======== RECORDS FOR THE TASK

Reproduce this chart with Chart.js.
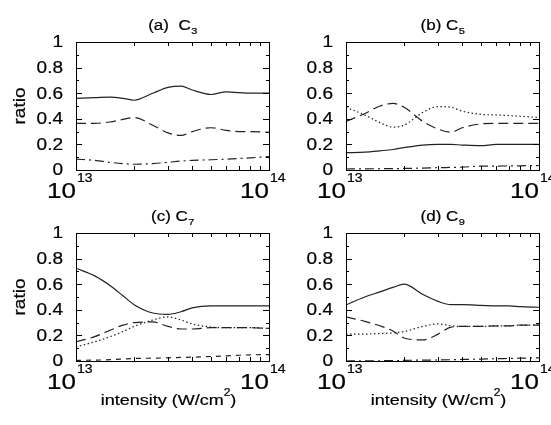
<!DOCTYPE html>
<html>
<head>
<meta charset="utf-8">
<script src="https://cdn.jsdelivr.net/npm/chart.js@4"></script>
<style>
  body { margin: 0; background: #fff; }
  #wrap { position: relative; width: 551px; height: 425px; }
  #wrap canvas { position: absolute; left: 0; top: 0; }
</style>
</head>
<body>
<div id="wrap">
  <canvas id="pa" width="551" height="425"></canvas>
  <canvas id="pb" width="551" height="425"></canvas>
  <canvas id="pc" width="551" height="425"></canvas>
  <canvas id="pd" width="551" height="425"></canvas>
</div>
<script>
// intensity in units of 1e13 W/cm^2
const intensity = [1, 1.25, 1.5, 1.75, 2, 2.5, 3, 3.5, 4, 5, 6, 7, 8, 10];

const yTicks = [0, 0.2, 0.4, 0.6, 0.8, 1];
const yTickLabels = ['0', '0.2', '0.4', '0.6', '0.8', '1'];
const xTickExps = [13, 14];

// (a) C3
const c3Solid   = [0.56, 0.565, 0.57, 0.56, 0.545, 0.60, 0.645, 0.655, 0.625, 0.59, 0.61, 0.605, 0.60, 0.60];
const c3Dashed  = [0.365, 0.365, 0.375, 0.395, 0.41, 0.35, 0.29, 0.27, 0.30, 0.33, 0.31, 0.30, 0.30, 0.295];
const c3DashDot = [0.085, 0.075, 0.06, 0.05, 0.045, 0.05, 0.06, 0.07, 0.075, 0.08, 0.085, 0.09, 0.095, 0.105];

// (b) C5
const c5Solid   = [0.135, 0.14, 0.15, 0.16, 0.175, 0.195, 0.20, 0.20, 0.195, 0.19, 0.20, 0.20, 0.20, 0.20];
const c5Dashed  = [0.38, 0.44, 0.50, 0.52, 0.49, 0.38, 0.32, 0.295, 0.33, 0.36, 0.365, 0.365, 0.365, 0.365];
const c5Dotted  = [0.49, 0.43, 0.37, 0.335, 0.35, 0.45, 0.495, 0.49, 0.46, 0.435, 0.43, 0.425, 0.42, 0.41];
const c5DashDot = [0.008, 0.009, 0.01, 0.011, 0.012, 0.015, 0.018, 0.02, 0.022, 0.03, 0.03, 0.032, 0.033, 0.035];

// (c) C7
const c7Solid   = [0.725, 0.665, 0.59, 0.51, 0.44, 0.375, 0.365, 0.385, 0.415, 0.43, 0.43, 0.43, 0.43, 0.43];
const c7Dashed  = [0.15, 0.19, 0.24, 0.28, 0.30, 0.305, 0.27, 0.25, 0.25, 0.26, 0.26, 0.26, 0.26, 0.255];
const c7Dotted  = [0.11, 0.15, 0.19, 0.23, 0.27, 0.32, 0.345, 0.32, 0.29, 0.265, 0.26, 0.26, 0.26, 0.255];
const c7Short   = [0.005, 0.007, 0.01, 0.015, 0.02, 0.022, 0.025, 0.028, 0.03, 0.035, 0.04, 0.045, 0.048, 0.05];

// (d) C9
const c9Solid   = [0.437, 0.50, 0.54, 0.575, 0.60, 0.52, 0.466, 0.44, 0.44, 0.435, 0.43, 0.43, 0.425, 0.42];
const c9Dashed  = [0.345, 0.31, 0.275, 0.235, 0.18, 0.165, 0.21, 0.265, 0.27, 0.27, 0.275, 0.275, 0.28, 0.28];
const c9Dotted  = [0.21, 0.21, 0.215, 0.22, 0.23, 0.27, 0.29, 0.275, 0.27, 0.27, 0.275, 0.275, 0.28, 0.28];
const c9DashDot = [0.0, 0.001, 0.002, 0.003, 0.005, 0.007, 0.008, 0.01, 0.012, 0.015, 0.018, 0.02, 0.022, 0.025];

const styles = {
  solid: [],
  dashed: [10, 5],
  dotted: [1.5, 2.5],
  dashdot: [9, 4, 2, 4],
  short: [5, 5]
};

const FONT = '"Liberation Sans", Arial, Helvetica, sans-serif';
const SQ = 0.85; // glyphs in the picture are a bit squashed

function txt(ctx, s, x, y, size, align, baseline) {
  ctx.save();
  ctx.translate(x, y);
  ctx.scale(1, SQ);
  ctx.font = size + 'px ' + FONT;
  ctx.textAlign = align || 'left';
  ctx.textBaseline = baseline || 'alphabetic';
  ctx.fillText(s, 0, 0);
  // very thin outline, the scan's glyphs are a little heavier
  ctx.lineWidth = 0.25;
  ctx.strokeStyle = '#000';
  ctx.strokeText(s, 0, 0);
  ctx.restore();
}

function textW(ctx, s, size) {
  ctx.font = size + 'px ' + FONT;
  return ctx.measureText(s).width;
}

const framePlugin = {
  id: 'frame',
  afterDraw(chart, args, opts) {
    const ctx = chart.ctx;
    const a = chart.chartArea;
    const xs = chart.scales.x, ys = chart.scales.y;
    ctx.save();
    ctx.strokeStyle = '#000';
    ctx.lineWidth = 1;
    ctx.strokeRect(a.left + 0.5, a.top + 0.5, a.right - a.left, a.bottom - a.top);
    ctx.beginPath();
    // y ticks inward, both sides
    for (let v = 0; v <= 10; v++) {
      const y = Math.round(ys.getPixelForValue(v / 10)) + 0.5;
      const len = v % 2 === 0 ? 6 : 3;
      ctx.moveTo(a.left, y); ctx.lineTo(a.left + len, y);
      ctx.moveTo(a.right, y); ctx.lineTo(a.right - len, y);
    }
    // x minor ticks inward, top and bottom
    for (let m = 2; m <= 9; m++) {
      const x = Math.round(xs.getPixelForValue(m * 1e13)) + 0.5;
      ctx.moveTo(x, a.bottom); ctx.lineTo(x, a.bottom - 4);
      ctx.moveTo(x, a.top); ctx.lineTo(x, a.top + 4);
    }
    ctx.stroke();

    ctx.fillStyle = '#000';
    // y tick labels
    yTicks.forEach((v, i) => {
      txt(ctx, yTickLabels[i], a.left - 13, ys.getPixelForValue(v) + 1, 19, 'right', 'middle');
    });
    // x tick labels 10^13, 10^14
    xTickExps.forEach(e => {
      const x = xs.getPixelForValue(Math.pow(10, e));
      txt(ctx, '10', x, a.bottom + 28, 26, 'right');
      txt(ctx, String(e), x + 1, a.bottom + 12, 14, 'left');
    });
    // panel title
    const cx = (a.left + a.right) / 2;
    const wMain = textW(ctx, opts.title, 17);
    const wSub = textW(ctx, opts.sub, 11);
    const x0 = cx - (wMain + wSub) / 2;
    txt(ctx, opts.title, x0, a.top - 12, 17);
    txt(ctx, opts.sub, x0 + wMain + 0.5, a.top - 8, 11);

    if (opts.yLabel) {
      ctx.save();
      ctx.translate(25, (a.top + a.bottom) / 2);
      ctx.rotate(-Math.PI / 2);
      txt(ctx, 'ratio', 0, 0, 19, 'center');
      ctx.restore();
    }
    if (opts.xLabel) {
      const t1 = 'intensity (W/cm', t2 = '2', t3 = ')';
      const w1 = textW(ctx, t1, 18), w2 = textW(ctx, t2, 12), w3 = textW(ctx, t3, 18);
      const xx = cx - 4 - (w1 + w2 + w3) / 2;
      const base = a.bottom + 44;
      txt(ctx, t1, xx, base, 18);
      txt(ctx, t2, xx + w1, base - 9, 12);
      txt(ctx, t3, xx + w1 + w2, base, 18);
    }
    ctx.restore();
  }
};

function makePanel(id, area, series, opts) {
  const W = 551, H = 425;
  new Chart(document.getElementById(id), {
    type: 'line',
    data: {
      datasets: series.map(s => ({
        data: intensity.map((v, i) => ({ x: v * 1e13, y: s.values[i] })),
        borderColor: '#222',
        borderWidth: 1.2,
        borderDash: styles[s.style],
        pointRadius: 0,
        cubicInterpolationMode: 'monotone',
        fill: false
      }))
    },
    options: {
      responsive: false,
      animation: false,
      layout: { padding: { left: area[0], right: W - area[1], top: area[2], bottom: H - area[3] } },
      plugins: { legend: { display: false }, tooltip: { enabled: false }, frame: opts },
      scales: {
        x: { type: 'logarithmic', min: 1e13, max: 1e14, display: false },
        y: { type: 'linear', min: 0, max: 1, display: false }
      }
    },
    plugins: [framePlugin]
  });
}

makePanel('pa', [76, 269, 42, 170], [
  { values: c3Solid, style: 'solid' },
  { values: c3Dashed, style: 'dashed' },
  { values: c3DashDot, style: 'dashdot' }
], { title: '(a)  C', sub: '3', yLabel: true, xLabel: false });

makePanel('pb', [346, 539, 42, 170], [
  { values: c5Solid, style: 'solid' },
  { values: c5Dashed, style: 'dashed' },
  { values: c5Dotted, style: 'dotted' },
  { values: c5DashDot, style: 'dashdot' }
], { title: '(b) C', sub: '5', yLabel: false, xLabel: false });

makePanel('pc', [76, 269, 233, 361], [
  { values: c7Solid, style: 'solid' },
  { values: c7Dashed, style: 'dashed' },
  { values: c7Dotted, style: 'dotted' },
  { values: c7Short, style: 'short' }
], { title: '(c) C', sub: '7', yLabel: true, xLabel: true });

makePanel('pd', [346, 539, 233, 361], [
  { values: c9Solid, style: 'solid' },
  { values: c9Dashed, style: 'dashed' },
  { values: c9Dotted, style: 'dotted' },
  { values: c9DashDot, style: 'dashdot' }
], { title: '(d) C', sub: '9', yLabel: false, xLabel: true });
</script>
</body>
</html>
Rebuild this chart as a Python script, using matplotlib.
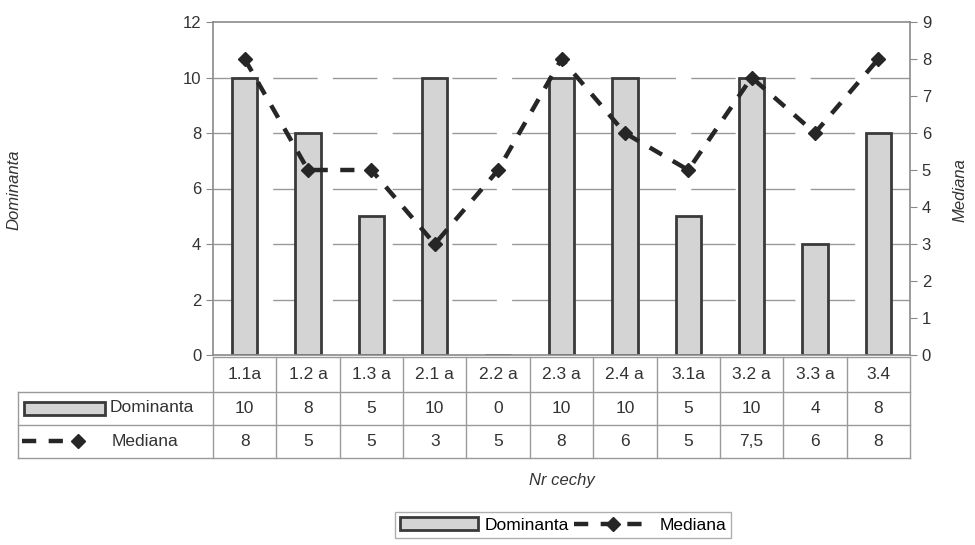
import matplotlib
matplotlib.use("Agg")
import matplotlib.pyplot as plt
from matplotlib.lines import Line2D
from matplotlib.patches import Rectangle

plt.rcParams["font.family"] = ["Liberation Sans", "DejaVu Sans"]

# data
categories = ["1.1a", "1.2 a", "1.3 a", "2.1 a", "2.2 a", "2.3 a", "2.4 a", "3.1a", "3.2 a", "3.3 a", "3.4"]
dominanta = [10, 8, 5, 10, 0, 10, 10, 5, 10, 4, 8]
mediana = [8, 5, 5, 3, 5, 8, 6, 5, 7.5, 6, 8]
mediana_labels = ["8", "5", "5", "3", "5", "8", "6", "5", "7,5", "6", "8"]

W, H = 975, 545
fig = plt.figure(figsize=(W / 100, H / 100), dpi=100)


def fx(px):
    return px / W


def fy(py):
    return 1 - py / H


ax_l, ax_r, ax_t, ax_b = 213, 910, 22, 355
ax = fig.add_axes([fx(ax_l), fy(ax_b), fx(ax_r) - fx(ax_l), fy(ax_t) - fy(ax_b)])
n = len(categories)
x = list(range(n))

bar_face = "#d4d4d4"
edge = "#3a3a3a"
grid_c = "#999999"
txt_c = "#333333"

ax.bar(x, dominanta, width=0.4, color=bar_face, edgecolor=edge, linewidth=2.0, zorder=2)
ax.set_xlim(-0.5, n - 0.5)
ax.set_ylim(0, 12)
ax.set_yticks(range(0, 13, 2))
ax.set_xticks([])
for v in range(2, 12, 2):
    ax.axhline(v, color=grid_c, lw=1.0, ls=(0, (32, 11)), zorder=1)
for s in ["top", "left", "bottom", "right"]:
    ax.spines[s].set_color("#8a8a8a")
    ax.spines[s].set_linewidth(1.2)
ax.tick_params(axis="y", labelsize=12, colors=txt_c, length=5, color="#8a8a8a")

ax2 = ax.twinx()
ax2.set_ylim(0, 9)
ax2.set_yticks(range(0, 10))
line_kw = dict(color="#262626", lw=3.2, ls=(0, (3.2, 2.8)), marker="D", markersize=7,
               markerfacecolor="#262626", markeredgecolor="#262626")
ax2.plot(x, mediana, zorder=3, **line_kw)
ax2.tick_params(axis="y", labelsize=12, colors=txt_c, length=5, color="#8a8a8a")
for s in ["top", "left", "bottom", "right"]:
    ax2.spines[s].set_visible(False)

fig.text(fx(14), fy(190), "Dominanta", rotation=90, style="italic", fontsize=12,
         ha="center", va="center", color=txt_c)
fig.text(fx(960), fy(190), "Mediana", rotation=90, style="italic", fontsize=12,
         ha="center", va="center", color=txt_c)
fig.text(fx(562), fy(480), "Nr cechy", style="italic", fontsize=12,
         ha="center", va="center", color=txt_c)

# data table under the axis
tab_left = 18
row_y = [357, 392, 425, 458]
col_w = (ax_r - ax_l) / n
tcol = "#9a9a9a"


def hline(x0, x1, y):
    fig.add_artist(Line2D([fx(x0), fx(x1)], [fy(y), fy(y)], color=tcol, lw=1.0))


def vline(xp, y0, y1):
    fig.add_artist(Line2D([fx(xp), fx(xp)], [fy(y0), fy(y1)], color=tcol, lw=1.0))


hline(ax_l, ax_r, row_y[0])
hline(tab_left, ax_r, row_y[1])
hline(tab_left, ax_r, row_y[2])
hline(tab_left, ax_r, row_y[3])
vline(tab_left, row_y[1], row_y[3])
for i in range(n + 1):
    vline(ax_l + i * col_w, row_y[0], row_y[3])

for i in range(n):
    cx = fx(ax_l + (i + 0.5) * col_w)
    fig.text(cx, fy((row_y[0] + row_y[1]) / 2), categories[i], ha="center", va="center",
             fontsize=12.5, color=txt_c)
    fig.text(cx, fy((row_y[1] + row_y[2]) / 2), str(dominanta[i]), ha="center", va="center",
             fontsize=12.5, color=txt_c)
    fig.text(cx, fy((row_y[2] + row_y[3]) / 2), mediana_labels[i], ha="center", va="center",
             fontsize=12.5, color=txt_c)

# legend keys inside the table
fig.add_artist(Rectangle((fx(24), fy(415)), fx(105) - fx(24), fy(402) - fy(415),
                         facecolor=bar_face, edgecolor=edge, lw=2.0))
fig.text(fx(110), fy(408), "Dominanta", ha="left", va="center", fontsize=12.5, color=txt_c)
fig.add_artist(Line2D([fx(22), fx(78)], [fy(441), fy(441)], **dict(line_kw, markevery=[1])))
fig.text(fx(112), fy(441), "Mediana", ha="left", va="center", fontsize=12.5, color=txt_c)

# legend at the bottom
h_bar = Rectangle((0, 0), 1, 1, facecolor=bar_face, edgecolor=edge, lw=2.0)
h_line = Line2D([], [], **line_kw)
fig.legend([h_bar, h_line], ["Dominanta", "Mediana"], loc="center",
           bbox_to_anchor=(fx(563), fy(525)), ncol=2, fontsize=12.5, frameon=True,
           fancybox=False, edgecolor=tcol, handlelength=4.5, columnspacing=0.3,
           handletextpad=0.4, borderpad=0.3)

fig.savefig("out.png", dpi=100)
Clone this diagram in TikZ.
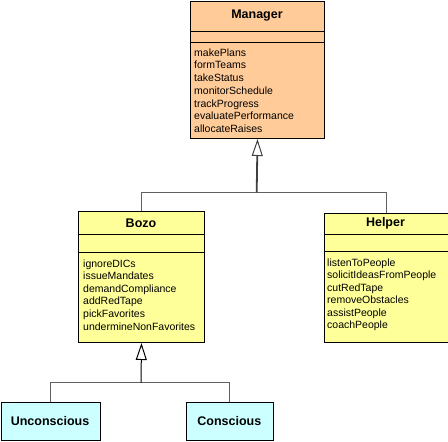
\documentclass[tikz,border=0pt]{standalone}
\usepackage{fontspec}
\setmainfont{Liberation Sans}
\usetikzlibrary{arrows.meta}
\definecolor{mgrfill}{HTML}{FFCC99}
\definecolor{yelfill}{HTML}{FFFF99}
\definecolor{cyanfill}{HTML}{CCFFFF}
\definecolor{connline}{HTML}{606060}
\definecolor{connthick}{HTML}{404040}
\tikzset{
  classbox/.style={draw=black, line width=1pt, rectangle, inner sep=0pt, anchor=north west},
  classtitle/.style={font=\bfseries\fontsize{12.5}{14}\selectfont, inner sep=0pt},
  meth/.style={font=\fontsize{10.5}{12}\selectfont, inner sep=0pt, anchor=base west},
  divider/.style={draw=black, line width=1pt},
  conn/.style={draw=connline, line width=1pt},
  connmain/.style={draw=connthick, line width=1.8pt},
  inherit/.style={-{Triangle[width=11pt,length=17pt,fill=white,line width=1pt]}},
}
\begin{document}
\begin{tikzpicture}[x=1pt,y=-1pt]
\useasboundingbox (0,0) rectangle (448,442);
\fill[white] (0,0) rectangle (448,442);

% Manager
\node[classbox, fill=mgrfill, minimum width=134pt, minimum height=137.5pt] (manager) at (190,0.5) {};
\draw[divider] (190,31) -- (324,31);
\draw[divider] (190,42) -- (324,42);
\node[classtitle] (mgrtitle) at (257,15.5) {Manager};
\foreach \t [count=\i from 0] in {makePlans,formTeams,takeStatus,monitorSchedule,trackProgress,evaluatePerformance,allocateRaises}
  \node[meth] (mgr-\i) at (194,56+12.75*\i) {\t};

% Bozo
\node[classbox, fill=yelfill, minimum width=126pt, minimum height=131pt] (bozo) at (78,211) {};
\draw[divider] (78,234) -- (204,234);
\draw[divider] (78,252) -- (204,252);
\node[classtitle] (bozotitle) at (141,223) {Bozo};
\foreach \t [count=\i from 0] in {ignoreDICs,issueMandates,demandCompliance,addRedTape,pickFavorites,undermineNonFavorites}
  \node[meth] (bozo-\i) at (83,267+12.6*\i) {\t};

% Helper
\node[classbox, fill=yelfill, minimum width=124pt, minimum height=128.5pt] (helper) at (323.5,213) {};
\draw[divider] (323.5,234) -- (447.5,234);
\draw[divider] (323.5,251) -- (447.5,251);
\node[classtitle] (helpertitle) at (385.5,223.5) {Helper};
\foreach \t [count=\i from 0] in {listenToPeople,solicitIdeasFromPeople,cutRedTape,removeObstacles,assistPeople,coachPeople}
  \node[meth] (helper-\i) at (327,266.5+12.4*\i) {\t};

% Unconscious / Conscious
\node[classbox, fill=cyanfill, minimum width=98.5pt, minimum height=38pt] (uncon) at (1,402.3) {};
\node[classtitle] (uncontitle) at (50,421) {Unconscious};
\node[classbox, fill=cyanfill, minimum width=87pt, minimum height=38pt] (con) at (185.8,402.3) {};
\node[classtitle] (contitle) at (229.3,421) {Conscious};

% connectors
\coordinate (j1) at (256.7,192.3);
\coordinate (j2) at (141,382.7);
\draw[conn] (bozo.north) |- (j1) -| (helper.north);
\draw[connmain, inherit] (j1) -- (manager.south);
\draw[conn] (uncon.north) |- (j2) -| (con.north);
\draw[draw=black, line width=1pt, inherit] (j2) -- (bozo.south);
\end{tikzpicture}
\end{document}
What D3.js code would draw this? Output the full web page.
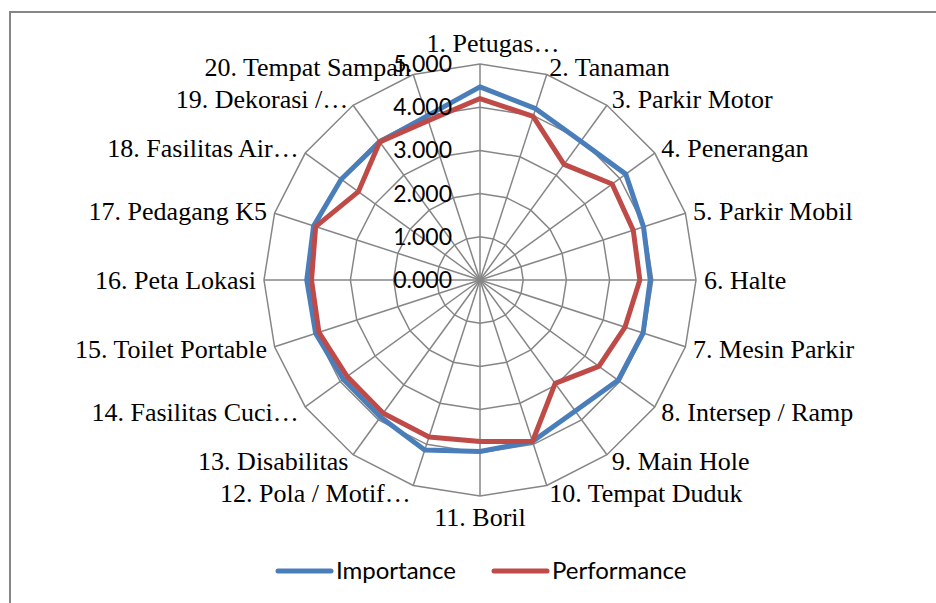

================

• _SET TASK_
Check each line of the records for the word "this", and show the lines that contain it.

• _COMPLETE OUTPUT_
Reproduce this chart with Chart.js.
Rebuild this chart as a Python script, using matplotlib.
Clone this diagram in TikZ.
What D3.js code would draw this? Output the full web page.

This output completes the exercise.